Meski kalah populer dibandingkan jagung, apalagi dibandingkan padi, bukan berarti jali tak bermanfaat sebagai tanaman pangan. Dalam hal makanan pokok, masyarakat Indonesia masa kini terlalu terfokus pada jenis-jenis tanaman pangan tertentu yang sedikit ragamnya, terutama padi.
Mayoritas mengonsumsi nasi beras. Pola konsumsinya kurang terdiversifikasi sehingga kurang menguntungkan bagi gagasan tentang ketahanan pangan. Padahal, bumi Indonesia sangat kaya dengan ragam tetumbuhan yang dapat dimanfaatkan sebagai makanan pokok, alternatif beras. Salah satunya adalah jali.
Adalah Asep Hidayat Mustopa yang berhasil memopulerkan kembali tanaman pangan yang makin terlupakan ini. Pria 32 tahun ini bahkan berhasil menjadikan jali sebagai daya tarik utama desa wisata yang ia kembangkan bersama warga.

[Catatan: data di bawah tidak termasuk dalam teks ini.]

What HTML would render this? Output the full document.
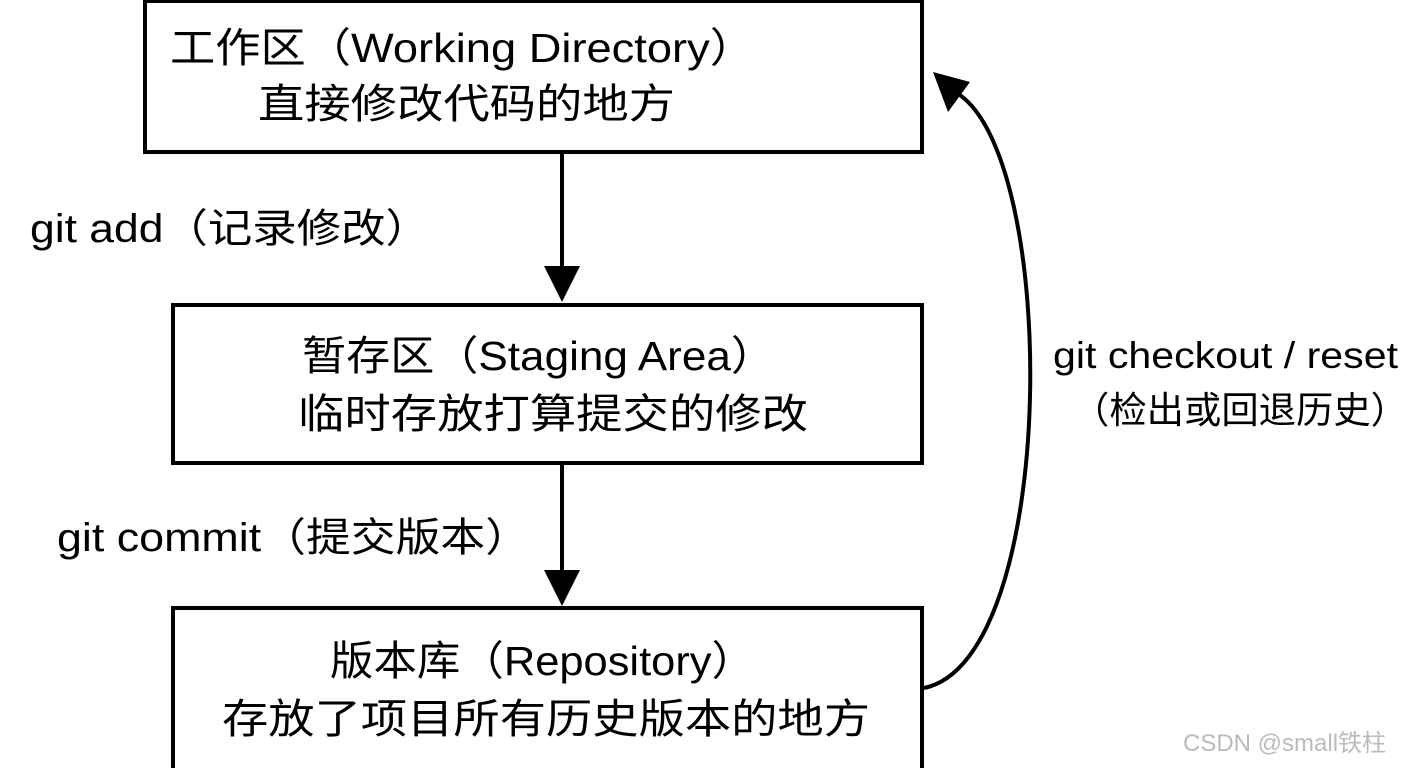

Tadinya, Asep adalah pekerja migran di Arab Saudi. Pulang kampung tahun 2010, ia tak ingin kembali bekerja di luar negeri, tak pula berminat bekerja dan bermukim di kota. Ia memilih tinggal di kampungnya, Desa Waluran Mandiri, Kecamatan Waluran, Kabupaten Sukabumi. Di desanya itu, Asep mencoba membudidayakan jali atau hanjeli.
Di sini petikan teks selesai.